Quality Assurance Checklist

  • Verify that all dimensions use consistent units (meters for length, kilograms for mass).
  • Ensure live load selections match the occupancy classification as defined by your local authority having jurisdiction.
  • Include allowances for future fit-outs or potential rooftop expansions.
  • Document the source of each density value for traceability and audits.
  • Cross-check the computed total weight with independent software or manual calculations before issuing stamped documents.

Integrating the Calculator into Professional Practice

The calculator above offers a rapid feasibility study. For detailed design, import its outputs into BIM software or structural analysis tools. When using BIM, assign materials to model elements so the software can generate more granular weight schedules. However, early-stage calculators are invaluable when comparing massing options or communicating with stakeholders who need quick answers without waiting for a full model.
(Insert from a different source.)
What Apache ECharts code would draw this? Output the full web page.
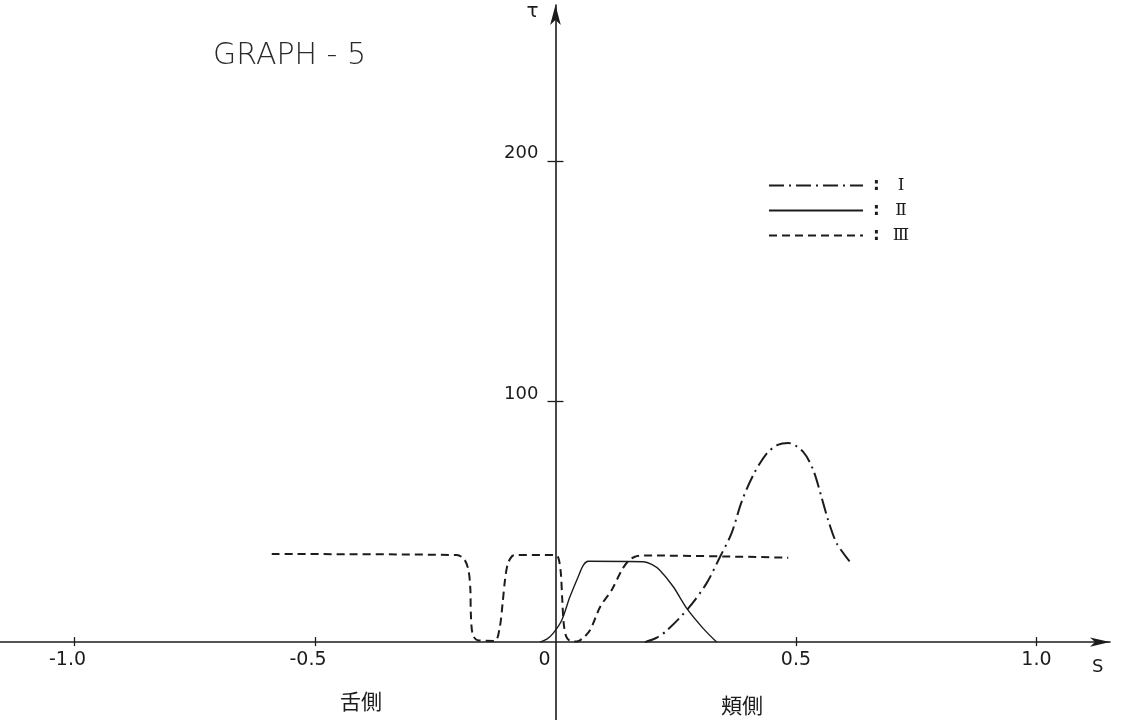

During schematic design charrettes, teams often iterate through multiple footprints and heights to balance program requirements with site constraints. Plugging each scheme into the calculator yields instant feedback on foundation demand or shipping logistics. The ability to visualize component contributions through the integrated chart also helps non-technical stakeholders grasp which design choices drive weight, fostering informed discussions about material swaps or layout adjustments.

Final Thoughts

Calculating the weight of a building blends science and informed judgment. By quantifying geometric parameters, selecting reliable density data, and itemizing loads, professionals can deliver accurate estimates that support safe, economical structures. Pairing analytical rigor with up-to-date references from authorities such as NIST or respected universities ensures your assumptions withstand peer review. Use the calculator as a springboard and continue refining values as more detailed information becomes available throughout the design and construction lifecycle.